The court addressed the motions to dismiss filed by the Placer County Sheriff's Department (PCSD) and Verdera Community Association. It explained that a motion to dismiss could be granted if the complaint failed to state a claim or lacked sufficient factual allegations under the applicable legal standards. The court identified that many of Kan's claims were either inadequately pled or barred by the Rooker-Feldman doctrine, which prevents federal courts from reviewing state court judgments. Specifically, the court stated that Kan's claims under the Fair Debt Collection Practices Act were dismissed due to his failure to establish that Verdera qualified as a "debt collector." Furthermore, the court found that Kan's claims regarding the cancellation of the sheriff's sale were barred since they effectively challenged the state court's ruling. In evaluating the Unfair Competition Law claims, the court noted that Kan's allegations were conclusory and failed to specify any unlawful practices. Ultimately, the court granted PCSD's motion to dismiss in full and Verdera's motion to dismiss in part, while allowing Kan to amend certain claims to meet the required legal standards.

Elder Abuse Claim

The court evaluated Kan's elder abuse claim under California law, which aims to protect elders from financial abuse. It highlighted that to succeed, Kan needed to allege specific fraudulent actions taken by the defendants that constituted bad faith under the Elder Abuse Act. However, the court found that Kan's allegations were insufficiently detailed, lacking the particularity needed to meet the heightened pleading standards for fraud claims. The court noted that while Kan identified himself as an elder, he failed to specify how the defendants acted fraudulently or in bad faith regarding his property. Consequently, the court dismissed Kan's elder abuse claim with leave to amend, providing him an opportunity to bolster his allegations and better articulate the fraudulent actions he believed had occurred.

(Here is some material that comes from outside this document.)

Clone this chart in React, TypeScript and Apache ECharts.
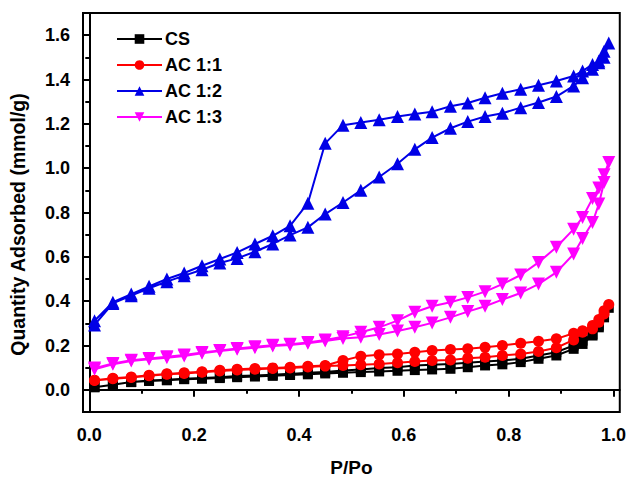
import React, { useEffect, useRef } from "react";
import * as echarts from "echarts";

// Relative pressure points (adsorption: ascending, desorption: descending)
const pAds = [0.01, 0.045, 0.08, 0.114, 0.148, 0.181, 0.215, 0.249, 0.282, 0.316, 0.35, 0.383, 0.417, 0.45, 0.484, 0.518, 0.553, 0.588, 0.621, 0.654, 0.689, 0.722, 0.755, 0.788, 0.823, 0.857, 0.891, 0.924, 0.941, 0.96, 0.972, 0.982, 0.991];
const pDes = [0.982, 0.972, 0.96, 0.941, 0.924, 0.891, 0.857, 0.823, 0.788, 0.755, 0.722, 0.689, 0.654, 0.621, 0.588, 0.553, 0.518, 0.484, 0.45, 0.417, 0.383, 0.35, 0.316, 0.282, 0.249, 0.215, 0.181, 0.148, 0.114, 0.08, 0.045, 0.01];

// Quantity adsorbed (mmol/g)
const csAds = [0.012, 0.023, 0.035, 0.04, 0.043, 0.048, 0.05, 0.053, 0.057, 0.06, 0.063, 0.067, 0.07, 0.074, 0.077, 0.08, 0.083, 0.086, 0.089, 0.092, 0.095, 0.102, 0.11, 0.115, 0.125, 0.14, 0.155, 0.185, 0.207, 0.245, 0.282, 0.327, 0.37];
const csDes = [0.335, 0.29, 0.25, 0.222, 0.2, 0.17, 0.155, 0.14, 0.132, 0.128, 0.122, 0.117, 0.113, 0.11, 0.102, 0.098, 0.092, 0.087, 0.08, 0.077, 0.072, 0.068, 0.065, 0.062, 0.057, 0.053, 0.05, 0.045, 0.042, 0.035, 0.023, 0.012];
const ac11Ads = [0.042, 0.05, 0.056, 0.064, 0.07, 0.074, 0.079, 0.085, 0.09, 0.093, 0.096, 0.099, 0.103, 0.107, 0.11, 0.113, 0.117, 0.122, 0.128, 0.132, 0.135, 0.143, 0.147, 0.155, 0.162, 0.173, 0.19, 0.225, 0.26, 0.275, 0.305, 0.342, 0.385];
const ac11Des = [0.357, 0.317, 0.29, 0.267, 0.255, 0.23, 0.219, 0.21, 0.2, 0.192, 0.185, 0.182, 0.177, 0.17, 0.162, 0.158, 0.152, 0.132, 0.11, 0.106, 0.102, 0.099, 0.096, 0.093, 0.088, 0.082, 0.077, 0.072, 0.066, 0.058, 0.052, 0.043];
const ac12Ads = [0.293, 0.39, 0.425, 0.458, 0.488, 0.515, 0.542, 0.572, 0.593, 0.623, 0.658, 0.698, 0.733, 0.793, 0.845, 0.9, 0.96, 1.02, 1.085, 1.138, 1.18, 1.21, 1.233, 1.248, 1.273, 1.296, 1.323, 1.371, 1.408, 1.446, 1.476, 1.528, 1.565];
const ac12Des = [1.5, 1.483, 1.468, 1.438, 1.416, 1.393, 1.374, 1.356, 1.338, 1.318, 1.294, 1.279, 1.255, 1.244, 1.233, 1.218, 1.206, 1.194, 1.112, 0.842, 0.74, 0.695, 0.658, 0.62, 0.59, 0.56, 0.527, 0.5, 0.467, 0.432, 0.395, 0.312];
const ac13Ads = [0.093, 0.115, 0.13, 0.138, 0.145, 0.153, 0.165, 0.175, 0.183, 0.19, 0.198, 0.202, 0.21, 0.22, 0.232, 0.237, 0.25, 0.265, 0.282, 0.302, 0.327, 0.353, 0.377, 0.407, 0.437, 0.477, 0.53, 0.613, 0.683, 0.755, 0.838, 0.935, 1.026];
const ac13Des = [0.97, 0.91, 0.863, 0.778, 0.725, 0.643, 0.575, 0.518, 0.477, 0.443, 0.417, 0.395, 0.377, 0.35, 0.312, 0.282, 0.26, 0.24, 0.225, 0.214, 0.206, 0.201, 0.194, 0.186, 0.178, 0.168, 0.157, 0.149, 0.141, 0.133, 0.119, 0.098];

const seriesNames = ["CS", "AC 1:1", "AC 1:2", "AC 1:3"];
const xMajorTicks = [0, 0.2, 0.4, 0.6, 0.8, 1.0];
const xMinorTicks = [0.1, 0.3, 0.5, 0.7, 0.9];
const yMajorTicks = [0, 0.2, 0.4, 0.6, 0.8, 1.0, 1.2, 1.4, 1.6];
const yMinorTicks = [0.1, 0.3, 0.5, 0.7, 0.9, 1.1, 1.3, 1.5];

const FONT = '"Liberation Sans", Arial, sans-serif';

function loop(ads: number[], des: number[]) {
  return pAds.map((p, i) => [p, ads[i]]).concat(pDes.map((p, i) => [p, des[i]]));
}

export default function App() {
  const ref = useRef<HTMLDivElement>(null);
  useEffect(() => {
    document.body.style.margin = "0";
    const chart = echarts.init(ref.current!, null, { renderer: "svg" });
    const xMin = -0.012, xMax = 1.012, yMin = -0.1, yMax = 1.7;
    const axisLine = { show: true, lineStyle: { color: "#000", width: 2 } };
    const labelStyle = { color: "#000", fontSize: 18, fontWeight: "bold" as const, fontFamily: FONT };
    const styles = [
      { color: "#000000", symbol: "rect", size: 10, rotate: 0 },
      { color: "#ff0000", symbol: "circle", size: 11, rotate: 0 },
      { color: "#0000e6", symbol: "triangle", size: 13, rotate: 0 },
      { color: "#ff00ff", symbol: "triangle", size: 13, rotate: 180 },
    ];
    const dataSets = [loop(csAds, csDes), loop(ac11Ads, ac11Des), loop(ac12Ads, ac12Des), loop(ac13Ads, ac13Des)];
    chart.setOption({
      animation: false,
      grid: { left: 83, right: 7, top: 13, bottom: 69, show: true, borderColor: "#000", borderWidth: 2, backgroundColor: "transparent" },
      legend: {
        orient: "vertical",
        left: 111,
        top: 25,
        itemWidth: 45,
        itemHeight: 12,
        itemGap: 8,
        data: seriesNames,
        textStyle: { color: "#000", fontSize: 18, fontWeight: "bold", fontFamily: FONT, padding: [0, 0, 0, -2] },
      },
      xAxis: [
        {
          type: "value", min: xMin, max: xMax, position: "bottom",
          axisLine,
          splitLine: { show: false },
          axisTick: { show: true, inside: false, length: 7, lineStyle: { color: "#000", width: 2 }, customValues: xMajorTicks },
          axisLabel: { ...labelStyle, margin: 14, customValues: xMajorTicks, formatter: (v: number) => v.toFixed(1) },
          name: "P/Po", nameLocation: "middle", nameGap: 46,
          nameTextStyle: { color: "#000", fontSize: 19, fontWeight: "bold", fontFamily: FONT },
        },
        {
          type: "value", min: xMin, max: xMax, position: "bottom",
          axisLine: { show: false },
          splitLine: { show: false },
          axisTick: { show: true, inside: false, length: 4, lineStyle: { color: "#000", width: 2 }, customValues: xMinorTicks },
          axisLabel: { show: false },
        },
      ],
      yAxis: [
        {
          type: "value", min: yMin, max: yMax, position: "left",
          axisLine,
          splitLine: { show: false },
          axisTick: { show: true, inside: false, length: 7, lineStyle: { color: "#000", width: 2 }, customValues: yMajorTicks },
          axisLabel: { ...labelStyle, margin: 13, customValues: yMajorTicks, formatter: (v: number) => v.toFixed(1) },
          name: "Quantity Adsorbed (mmol/g)", nameLocation: "middle", nameGap: 55,
          nameTextStyle: { color: "#000", fontSize: 19.5, fontWeight: "bold", fontFamily: FONT, padding: [0, 24, 0, 0] },
        },
        {
          type: "value", min: yMin, max: yMax, position: "left",
          axisLine: { show: false },
          splitLine: { show: false },
          axisTick: { show: true, inside: false, length: 4, lineStyle: { color: "#000", width: 2 }, customValues: yMinorTicks },
          axisLabel: { show: false },
        },
      ],
      series: seriesNames.map((name, i) => ({
        name,
        type: "line",
        xAxisIndex: 0,
        yAxisIndex: 0,
        data: dataSets[i],
        showSymbol: true,
        symbol: styles[i].symbol,
        symbolSize: styles[i].size,
        symbolRotate: styles[i].rotate,
        lineStyle: { color: styles[i].color, width: 2 },
        itemStyle: { color: styles[i].color },
        emphasis: { disabled: true },
        z: 2 + i,
      })),
    });
    return () => chart.dispose();
  }, []);
  return <div ref={ref} style={{ width: 629, height: 482 }} />;
}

This approach allowed Kan to refine his claim within the bounds of the law while also emphasizing the importance of clear and detailed factual allegations in civil litigation.

Rooker-Feldman Doctrine

The court discussed the application of the Rooker-Feldman doctrine concerning Kan's challenges to the state court's judgment regarding the foreclosure of his property. It clarified that this doctrine bars federal courts from acting as appellate courts for state court decisions, particularly when a party seeks to undermine a state court ruling by claiming it was erroneous. The court identified that Kan's claims effectively constituted a "de facto appeal" of the state court's decision, as he contended that the court did not consider the appropriate evidence before ordering the sale. This connection rendered his claims non-justiciable in federal court because addressing them would require the court to reevaluate the validity of the state court's judgment. Therefore, the court determined that it could not entertain Kan's claims without encroaching upon the state court's jurisdiction and upheld the Rooker-Feldman doctrine's barrier to his claims. As a result, the court dismissed several of Kan's claims based on this legal principle.

Opportunity to Amend

The court granted Kan the opportunity to amend his complaint for several of his dismissed claims, emphasizing the importance of allowing plaintiffs a chance to correct deficiencies in their pleadings. The court recognized that while certain claims were dismissed due to lack of sufficient factual support, allowing amendments served the interests of justice and judicial efficiency. It provided Kan with a 21-day timeframe to file an amended complaint, which could address the issues raised in the court's order. This opportunity was intended to enable Kan to present a more robust case, potentially rectifying the inadequacies identified by the court. However, the court also stipulated that any amended claims must comply with Federal Rule of Civil Procedure 11, which requires that pleadings be well-grounded in fact and warranted by existing law. By allowing amendments, the court aimed to promote fair litigation while ensuring adherence to procedural standards.